Figures out whether we need to save a checkpoint, and does so if necessary.

save_checkpoint

class Checkpointer(Registrable):
 | ...
 | def save_checkpoint(self, trainer: Trainer) -> None

find_latest_checkpoint

class Checkpointer(Registrable):
 | ...
 | def find_latest_checkpoint(self) -> Optional[Tuple[str, str]]

Return the location of the latest model and training state files. If there isn't a valid checkpoint then return None.

load_checkpoint

class Checkpointer(Registrable):
 | ...
 | def load_checkpoint(self) -> Optional[TrainerCheckpoint]

Loads model state from a serialization_dir corresponding to the last saved checkpoint. This includes a training state, which is serialized separately from model parameters.
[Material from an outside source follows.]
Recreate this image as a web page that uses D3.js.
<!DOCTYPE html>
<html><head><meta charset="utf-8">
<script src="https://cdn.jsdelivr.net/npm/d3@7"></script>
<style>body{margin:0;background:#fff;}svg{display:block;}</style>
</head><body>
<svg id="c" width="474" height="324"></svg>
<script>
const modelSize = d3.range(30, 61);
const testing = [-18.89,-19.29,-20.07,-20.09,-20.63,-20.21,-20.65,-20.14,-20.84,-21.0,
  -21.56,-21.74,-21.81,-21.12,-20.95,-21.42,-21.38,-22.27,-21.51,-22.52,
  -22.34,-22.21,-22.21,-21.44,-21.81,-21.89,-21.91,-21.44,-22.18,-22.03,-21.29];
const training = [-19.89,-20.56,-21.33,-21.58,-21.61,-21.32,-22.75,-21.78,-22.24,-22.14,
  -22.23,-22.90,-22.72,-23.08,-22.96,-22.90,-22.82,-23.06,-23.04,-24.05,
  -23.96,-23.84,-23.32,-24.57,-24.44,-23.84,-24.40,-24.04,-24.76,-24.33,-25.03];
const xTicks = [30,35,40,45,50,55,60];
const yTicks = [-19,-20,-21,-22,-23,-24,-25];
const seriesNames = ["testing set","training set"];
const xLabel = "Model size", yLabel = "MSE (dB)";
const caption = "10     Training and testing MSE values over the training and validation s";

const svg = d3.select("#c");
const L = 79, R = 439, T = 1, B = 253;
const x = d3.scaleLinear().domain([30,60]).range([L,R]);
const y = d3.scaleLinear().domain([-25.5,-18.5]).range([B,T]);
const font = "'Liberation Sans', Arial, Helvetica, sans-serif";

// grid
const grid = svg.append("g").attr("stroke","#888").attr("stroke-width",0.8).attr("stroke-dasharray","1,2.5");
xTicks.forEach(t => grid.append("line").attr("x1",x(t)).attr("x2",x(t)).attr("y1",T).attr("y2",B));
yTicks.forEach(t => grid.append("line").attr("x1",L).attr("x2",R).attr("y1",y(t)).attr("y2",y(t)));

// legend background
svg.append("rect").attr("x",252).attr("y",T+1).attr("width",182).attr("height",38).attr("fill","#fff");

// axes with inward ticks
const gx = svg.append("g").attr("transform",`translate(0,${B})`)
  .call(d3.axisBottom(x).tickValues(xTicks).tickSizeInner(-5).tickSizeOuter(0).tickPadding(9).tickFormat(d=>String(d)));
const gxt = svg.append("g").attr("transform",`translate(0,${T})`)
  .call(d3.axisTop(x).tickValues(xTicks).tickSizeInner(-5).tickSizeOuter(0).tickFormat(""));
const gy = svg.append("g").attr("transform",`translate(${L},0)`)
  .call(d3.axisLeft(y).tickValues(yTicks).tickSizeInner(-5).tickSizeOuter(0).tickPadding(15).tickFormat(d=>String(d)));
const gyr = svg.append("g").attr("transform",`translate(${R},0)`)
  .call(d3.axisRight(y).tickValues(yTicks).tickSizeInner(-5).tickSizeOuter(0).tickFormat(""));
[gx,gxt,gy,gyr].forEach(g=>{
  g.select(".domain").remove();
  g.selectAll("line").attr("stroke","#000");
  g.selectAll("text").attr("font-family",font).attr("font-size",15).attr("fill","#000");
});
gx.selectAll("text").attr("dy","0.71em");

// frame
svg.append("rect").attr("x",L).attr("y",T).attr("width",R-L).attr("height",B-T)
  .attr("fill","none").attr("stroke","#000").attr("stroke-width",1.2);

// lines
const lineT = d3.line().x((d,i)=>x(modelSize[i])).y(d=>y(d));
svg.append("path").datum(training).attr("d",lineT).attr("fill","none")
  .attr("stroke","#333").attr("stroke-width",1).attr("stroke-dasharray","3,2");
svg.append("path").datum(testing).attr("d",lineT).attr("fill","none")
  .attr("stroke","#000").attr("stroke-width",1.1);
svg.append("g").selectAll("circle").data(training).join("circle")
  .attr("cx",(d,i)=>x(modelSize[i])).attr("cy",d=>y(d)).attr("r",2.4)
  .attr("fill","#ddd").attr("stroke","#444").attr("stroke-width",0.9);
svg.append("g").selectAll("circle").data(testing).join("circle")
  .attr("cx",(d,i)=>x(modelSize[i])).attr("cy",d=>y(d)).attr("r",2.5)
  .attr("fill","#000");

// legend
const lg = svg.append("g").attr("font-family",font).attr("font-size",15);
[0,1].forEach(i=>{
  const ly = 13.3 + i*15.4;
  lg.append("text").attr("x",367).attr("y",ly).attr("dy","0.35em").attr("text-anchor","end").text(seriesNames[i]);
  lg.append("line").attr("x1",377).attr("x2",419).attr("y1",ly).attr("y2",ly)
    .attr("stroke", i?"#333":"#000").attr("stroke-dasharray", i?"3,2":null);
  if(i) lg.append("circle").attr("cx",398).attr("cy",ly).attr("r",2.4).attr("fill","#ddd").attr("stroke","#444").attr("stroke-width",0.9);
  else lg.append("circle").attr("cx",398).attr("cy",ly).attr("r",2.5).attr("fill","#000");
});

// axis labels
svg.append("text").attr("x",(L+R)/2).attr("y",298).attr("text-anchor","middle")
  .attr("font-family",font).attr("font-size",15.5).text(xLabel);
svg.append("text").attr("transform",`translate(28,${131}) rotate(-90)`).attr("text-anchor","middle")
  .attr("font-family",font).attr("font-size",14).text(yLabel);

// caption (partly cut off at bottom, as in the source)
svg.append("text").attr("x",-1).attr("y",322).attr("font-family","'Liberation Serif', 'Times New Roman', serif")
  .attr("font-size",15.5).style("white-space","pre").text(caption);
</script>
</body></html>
This function should only be used to continue training - if you wish to load a model for inference/load parts of a model into a new computation graph, you should use the native Pytorch functions: model.load_state_dict(torch.load("/path/to/model/weights.th"))

If self._serialization_dir does not exist or does not contain any checkpointed weights, this function will do nothing and return empty dicts.

Returns

  • states : Tuple[Dict[str, Any], Dict[str, Any]]
    The model state and the training state.